Orchids is underway with an expansion of its towel and tissue capacity and is continuing to move further up into the mid-tier/premium market. From barely no part of the business at all in 2010, these products are now close to 40% of the company's revenue. Remember, too, that this is a primarily regional operator that focuses on a 500-mile radius around Pryor, OK as its target market. As the company deepens its relationship with major customers like Dollar General (NYSE:DG), Family Dollar (NYSE:FDO), and Wal-Mart (NYSE:WMT), I can see that supporting decisions down the line to buy or build facilities to extend that target geographical market.
A Profitable Paper Company, But Still A Paper Company
My biggest issue with Orchids Paper's valuation is that it takes some fairly aggressive assumptions about just how profitable a paper company can be. Using a wide swath of comparables -- including paper products companies like Kimberly-Clark and Clearwater Paper (NYSE:CLW), as well as specialty companies like Glatfelter (NYSE:GLT) and Neenah (NYSE:NP) - very few paper companies ever post double-digit FCF margins, so Orchids is already in pretty exclusive company. I do also expect a certain amount of "yo-yo'ing" in the numbers as particular projects like the towel/tissue capacity expansion can have a big near-term impact on cash flows and a more gradual impact on costs that capacity goes into use.
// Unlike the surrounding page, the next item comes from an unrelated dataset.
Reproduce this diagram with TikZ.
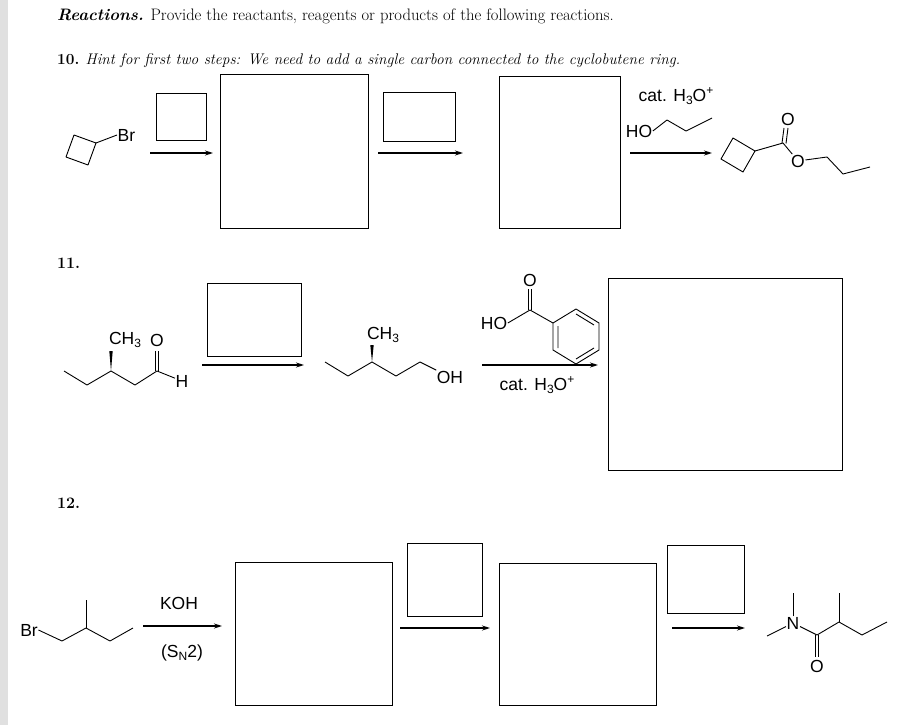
\documentclass[tikz,border=0pt]{standalone}
\usepackage{fontspec}
\newfontfamily\chem{Liberation Sans}
\usetikzlibrary{arrows.meta}
\newcommand{\sbs}[1]{\raisebox{-0.35ex}{\fontsize{12}{12}\selectfont #1}}
\newcommand{\sps}[1]{\raisebox{0.75ex}{\fontsize{12}{12}\selectfont #1}}
\begin{document}
\begin{tikzpicture}[x=1pt,y=-1pt,
  bond/.style={line width=0.9pt,line join=round},
  box/.style={draw,line width=1pt},
  rxn/.style={line width=1.2pt,-{Stealth[length=8pt,width=5pt]}},
  lab/.style={font=\chem\fontsize{17.5}{18}\selectfont,inner sep=0.5pt},
  txt/.style={font=\fontsize{16}{17}\selectfont,anchor=west,inner sep=0}]
\useasboundingbox (0,0) rectangle (897,725);
\fill[white] (0,0) rectangle (897,725);
\fill[black!12] (0,0) rectangle (8,725);
\node[txt,font=\fontsize{16.6}{17}\selectfont] (title) at (57,16) {\textbf{\textit{Reactions.}} Provide the reactants, reagents or products of the following reactions.};
\node[txt,font=\fontsize{15.4}{16}\selectfont] (q10) at (57,61) {\textbf{10.} \textit{Hint for first two steps: We need to add a single carbon connected to the cyclobutene ring.}};
\node[txt] (q11) at (57,263) {\textbf{11.}};
\node[txt] (q12) at (57,503) {\textbf{12.}};
% ---- row 10
\draw[bond] (74,135) -- (96,143) -- (88,165) -- (66,157) -- cycle;
\node[lab,anchor=west] (br1) at (117,135) {Br};
\draw[bond] (96,143) -- (br1.west);
\node[box,minimum width=50,minimum height=47] (b1) at (181,116.5) {};
\node[box,minimum width=148,minimum height=153] (b2) at (294,151.5) {};
\node[box,minimum width=72,minimum height=49] (b3) at (419,116.5) {};
\node[box,minimum width=121,minimum height=151] (b4) at (559.5,152.5) {};
\coordinate (a1s) at (150,153); \coordinate (a1e) at (213,153);
\coordinate (a2s) at (378,153); \coordinate (a2e) at (463,153);
\coordinate (a3s) at (630,153); \coordinate (a3e) at (712,153);
\draw[rxn] (a1s) -- (a1e); \draw[rxn] (a2s) -- (a2e); \draw[rxn] (a3s) -- (a3e);
\node[lab] (cat1) at (676,96) {cat. H\sbs{3}O\sps{+}};
\node[lab] (ho1) at (639,131) {HO};
\draw[bond] (ho1.east) -- (667,120) -- (686,131) -- (712,118);
\draw[bond] (733,138) -- (755,151) -- (743,172) -- (721,159) -- cycle;
\node[lab] (o1) at (788,119) {O};
\node[lab] (o2) at (798,161) {O};
\draw[bond] (755,151) -- (783,143) -- (o2);
\draw[bond] (782,143) -- (784,128);
\draw[bond] (786,143.5) -- (788,128);
\draw[bond] (o2) -- (827,157) -- (843,174) -- (870,167);
% ---- row 11
\node[lab] (ch3a) at (125,340) {CH\sbs{3}};
\node[lab] (oa) at (157,340) {O};
\node[lab] (ha) at (182,381) {H};
\draw[bond] (64,371) -- (87,385) -- (111,371) -- (135,385) -- (157,371) -- (ha);
\fill (111,371) -- (109.3,351) -- (112.7,351) -- cycle;
\draw[bond] (155.5,371) -- (155.5,351);
\draw[bond] (158.5,371) -- (158.5,351);
\node[box,minimum width=94,minimum height=73] (b5) at (254,319.5) {};
\coordinate (a4s) at (202,365); \coordinate (a4e) at (304,365);
\draw[rxn] (a4s) -- (a4e);
\node[lab] (ch3b) at (383,335) {CH\sbs{3}};
\node[lab] (oh1) at (450,377) {OH};
\draw[bond] (325,362) -- (348,376) -- (372,362) -- (396,376) -- (420,362) -- (oh1);
\fill (372,362) -- (370.3,345) -- (373.7,345) -- cycle;
\coordinate (a5s) at (482,365); \coordinate (a5e) at (598,365);
\draw[rxn] (a5s) -- (a5e);
\node[lab] (cat2) at (537,385) {cat. H\sbs{3}O\sps{+}};
\node[lab] (hob) at (494,323) {HO};
\node[lab] (ob) at (530,280) {O};
\draw[bond] (hob.east) -- (530,310) -- (553,323);
\draw[bond] (528.5,310) -- (528.5,289); \draw[bond] (531.5,310) -- (531.5,289);
\draw[bond] (553,323) -- (576,309) -- (599,323) -- (599,350) -- (576,364) -- (553,350) -- cycle;
\draw[bond] (576,314) -- (594,325) (594,348) -- (576,359) (558,348) -- (558,326);
\node[box,minimum width=234,minimum height=192] (b6) at (725,374) {};
% ---- row 12
\node[lab] (br2) at (29,630) {Br};
\draw[bond] (br2.east) -- (62,641) -- (86,628) -- (110,641) -- (133,628);
\draw[bond] (86,628) -- (86,600);
\coordinate (a6s) at (143,626); \coordinate (a6e) at (222,626);
\draw[rxn] (a6s) -- (a6e);
\node[lab] (koh) at (179,603) {KOH};
\node[lab] (sn2) at (182,653) {(S\sbs{N}2)};
\node[box,minimum width=157,minimum height=143] (b7) at (313.5,633.5) {};
\node[box,minimum width=75,minimum height=73] (b8) at (444.5,579.5) {};
\node[box,minimum width=157,minimum height=142] (b9) at (577.5,634) {};
\node[box,minimum width=77,minimum height=68] (b10) at (705.5,579) {};
\coordinate (a7s) at (400,628); \coordinate (a7e) at (490,628);
\coordinate (a8s) at (672,628); \coordinate (a8e) at (745,628);
\draw[rxn] (a7s) -- (a7e); \draw[rxn] (a8s) -- (a8e);
\node[lab] (n1) at (793,623) {N};
\node[lab] (oc) at (817,666) {O};
\draw[bond] (n1) -- (793,593);
\draw[bond] (n1) -- (767,636);
\draw[bond] (n1) -- (817,635) -- (839,622) -- (862,635) -- (887,622);
\draw[bond] (839,622) -- (839,593);
\draw[bond] (815.5,635) -- (815.5,657); \draw[bond] (818.5,635) -- (818.5,657);
\end{tikzpicture}
\end{document}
If I assume 7% long-term revenue growth and a long-term FCF margin of 14%, that leads to a 14% free cash flow growth rate. My required rate of return (discount rate) here is more than 10% as although the company has a good recent ROIC record, it's a relatively short one and the stock is quite illiquid. All of that results in a fair value in the high $20s.
The Bottom Line
Using an EV/EBITDA approach leads to a somewhat higher target, as an 8x multiple on 2014 EBITDA leads to a $30 target. While the three-year expected EBITDA growth rate is in the high teens (arguing for a higher multiple), it's just not very often that you see a company in this kind of business get that sort of multiple.
Some readers aren't going to care about what's normal for a paper company, arguing instead that "growth is growth" and that Orchids Paper Products has a lot of that right now. It's certainly true that you don't find all that many companies with strong EBITDA growth, a 4%-plus dividend, and substantial opportunities for long-term growth/expansion. I still lean bullish on this name, though it does take some extra effort to get comfortable with the valuation.
Disclosure: I have no positions in any stocks mentioned, and no plans to initiate any positions within the next 72 hours. I wrote this article myself, and it expresses my own opinions. I am not receiving compensation for it (other than from Seeking Alpha). I have no business relationship with any company whose stock is mentioned in this article.